I took my morning walk today at a nearby nature preserve. I walked through the countryside enjoying a crisp fall breeze off the lake in the distance. I am trying to practice what I so often preach: Carve out time and space each day to escape the noise and quiet myself in the presence of God and His Word.
Soon the soothing sounds of the gentle breeze and singing birds were drowned out by loud music coming from a vehicle that was stopped ahead by the stream. I was even more disturbed to discover that this was no casual visitor to the park, but a couple of DNR or park employees out taking water samples from the stream.
Yes, the people called to serve and protect the beauty and peacefulness of the natural habitat were checking the water for pollutants while polluting the air with noise. Hmmm.
They were younger workers. Part of that generation of millennials leading the way in living a perpetually plugged-in and overly-connected existence. The folks who always have earbuds in and eyes and thumbs on their smart phone screens. (Oh, I know, most of us have caught up to the millennials by now and we’re all equally addicted.)

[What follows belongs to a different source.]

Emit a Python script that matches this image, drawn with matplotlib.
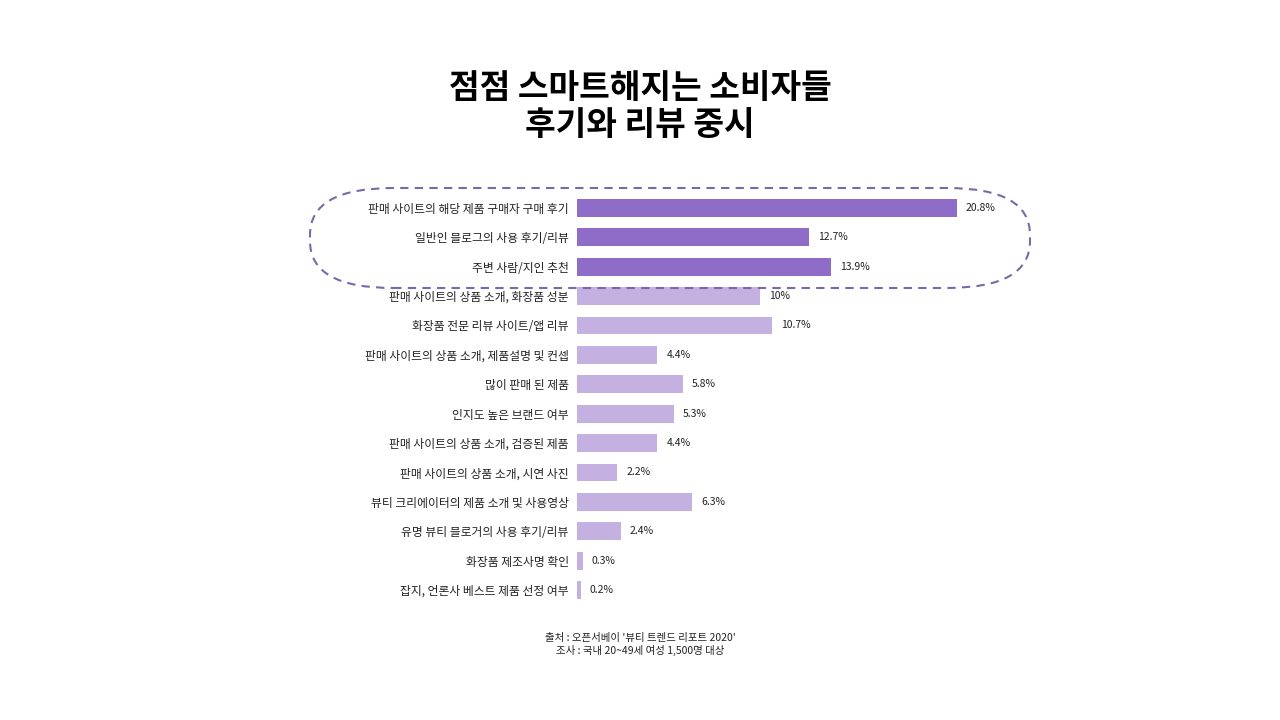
import matplotlib
matplotlib.use("Agg")
import matplotlib.pyplot as plt
from matplotlib.patches import FancyBboxPatch

plt.rcParams["font.family"] = ["Noto Sans CJK JP", "Noto Sans CJK KR",
                               "Noto Sans CJK SC", "DejaVu Sans"]

labels = [
    "판매 사이트의 해당 제품 구매자 구매 후기",
    "일반인 블로그의 사용 후기/리뷰",
    "주변 사람/지인 추천",
    "판매 사이트의 상품 소개, 화장품 성분",
    "화장품 전문 리뷰 사이트/앱 리뷰",
    "판매 사이트의 상품 소개, 제품설명 및 컨셉",
    "많이 판매 된 제품",
    "인지도 높은 브랜드 여부",
    "판매 사이트의 상품 소개, 검증된 제품",
    "판매 사이트의 상품 소개, 시연 사진",
    "뷰티 크리에이터의 제품 소개 및 사용영상",
    "유명 뷰티 블로거의 사용 후기/리뷰",
    "화장품 제조사명 확인",
    "잡지, 언론사 베스트 제품 선정 여부",
]
values = [20.8, 12.7, 13.9, 10, 10.7, 4.4, 5.8, 5.3, 4.4, 2.2, 6.3, 2.4, 0.3, 0.2]
value_text = ["20.8%", "12.7%", "13.9%", "10%", "10.7%", "4.4%", "5.8%", "5.3%",
              "4.4%", "2.2%", "6.3%", "2.4%", "0.3%", "0.2%"]

dark = "#8f6cc8"
light = "#c4b0e1"
colors = [dark] * 3 + [light] * 11

fig = plt.figure(figsize=(12.8, 7.2), dpi=100)
ax = fig.add_axes([0.4508, 0.16, 0.428, 0.5717])
ypos = list(range(len(values)))
ax.barh(ypos, values, height=0.6, color=colors)
ax.set_ylim(len(values) - 0.5, -0.5)
ax.set_xlim(0, 30)
ax.set_yticks(ypos)
ax.set_yticklabels(labels, fontsize=8.5, color="#222222")
ax.tick_params(axis="y", length=0, pad=6)
ax.set_xticks([])
for s in ax.spines.values():
    s.set_visible(False)
for y, v, t in zip(ypos, values, value_text):
    ax.text(v + 0.5, y, t, va="center", ha="left", fontsize=7.5, color="#222222")

fig.text(0.5, 0.9, "점점 스마트해지는 소비자들\n후기와 리뷰 중시", ha="center", va="top",
         fontsize=24, fontweight="bold", linespacing=1.15)

box = FancyBboxPatch((310 / 1280, 1 - 288 / 720), 720 / 1280, 100 / 720,
                     boxstyle="round,pad=0,rounding_size=0.065",
                     transform=fig.transFigure, fill=False,
                     edgecolor="#7b68a8", linestyle=(0, (4, 3)), linewidth=1.5)
fig.patches.append(box)

fig.text(0.5, 0.105, "출처 : 오픈서베이 '뷰티 트렌드 리포트 2020'\n조사 : 국내 20~49세 여성 1,500명 대상",
         ha="center", va="center", fontsize=7.5, color="#222222", linespacing=1.2)

fig.savefig("out.png", dpi=100)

But I like to think that those called to serve as park rangers and naturalists in generations past tended to prefer nature’s soundtrack to human noise. I like to pretend such folks tended to spend their days quietly roaming the parks with ears tuned to nature’s songs, with eyes open to the natural beauty around them, and thereby living a more grounded existence than most.
I guess we’re living in times where all too often:
- the doctor is as sick as the patient.
- the therapist is as depressed as the client.
- the teacher is as confused as the student.
- the lawyer is being sued.
- the water pollution patrol is polluting the air, and
- the pastor is feeling far away from God.
The ancient wisdom of the Scriptures repeatedly invites us to pursue purity amidst the pollution.
Purity of heart.
Purity of soul.
Purity of mind.
Purity of desire.
We’re offered peace in the middle of the storm. Clarity amidst cultural confusion.
One biblical image that captures this peaceful, pollution free life we’re invited to is from the beloved Psalm 23: “The Lord is my shepherd, I lack nothing. He lets me lie down in green pastures, he leads me beside quiet waters, he refreshes my soul” (vv. 1-3).
Yes, it is these quiet, peaceful waters that I go in search of on my morning walk everyday. It is the faith that truly believes we “lack nothing” because God will provide everything needed that I preach each Sunday. It is the soul-nourishing Word of God that I urge people to feed on like lush green pastures each week.
But often I feel like I’m preaching into a hurricane, and few are listening to (or at least willing to act on) such desperate pleas. Our days are filled with the noise pollution of Facebook statuses, twitter feeds, news headlines, email interruptions, crying babies, tempter-tantrum toddlers, hectic schedules lacking any margin, and we finally crash onto the couch exhausted and numb our brains and escape with mindless TV shows.
As our body slips off to sleep, our soul lies awake muttering the Psalmist’s prayer: “My soul thirsts for God, for the living God. When can I go and meet with God?” (Ps. 42).
I cannot afford NOT to make room in my life for a visit to the calm waters of God’s reassuring presence each day. My soul shrivels quickly when I don’t feed my mind daily on God’s Word.
Peter is conducting his own toxicity test on the young Christians he is writing to scattered across the morally polluted Roman empire, urging them to purify their lives of toxic behaviors and feed themselves on a pure diet of God’s Word:
“Now that you have purified yourselves by obeying the truth… Therefore, rid yourselves of [the pollution of!] all malice and all deceit, hypocrisy, envy, and slander of every kind. Like newborn babies, crave pure spiritual milk, so that by it you may grow up in your salvation, now that you have tasted that the Lord is good” (1 Peter 1:22; 2:1-3).
We can (and will) continue making excuses for why we don’t escape daily to God’s quiet waters and drink deeply from the “pure spiritual milk” of Scripture. But we all make time for all kinds of lesser things — myself included.
I’m grateful for the reminder the DNR worker gave me today. Its possible to be checking the water for pollution while polluting the air with noise. We can fill our ears with a 30-minute sermon on Sunday and fill the rest of our week with life-draining noise.
We can sing endlessly of God’s quiet waters, but what good is it if we’re still living under a waterfall?
- Will you take a “noise audit” this next week? Monitor how many hours you spend each day taking in noise, messages, media, radio, television, emails? Then monitor how much time you spend taking in God’s Word (quiet time, prayer, sermons, Bible reading, meditation, etc.).
- Next, test the quality of the noise to see how “polluted” it is with negative, ungodly messages.
- Finally, will you consider a season of fasting from social media (Facebook, news feeds, etc.) as a way of obeying the biblical command to “rid yourselves of [the pollution of!] all malice and all deceit, hypocrisy, envy, and slander of every kind”? Perhaps you want to disengage from the negativity surrounding the upcoming election by fasting until after election day?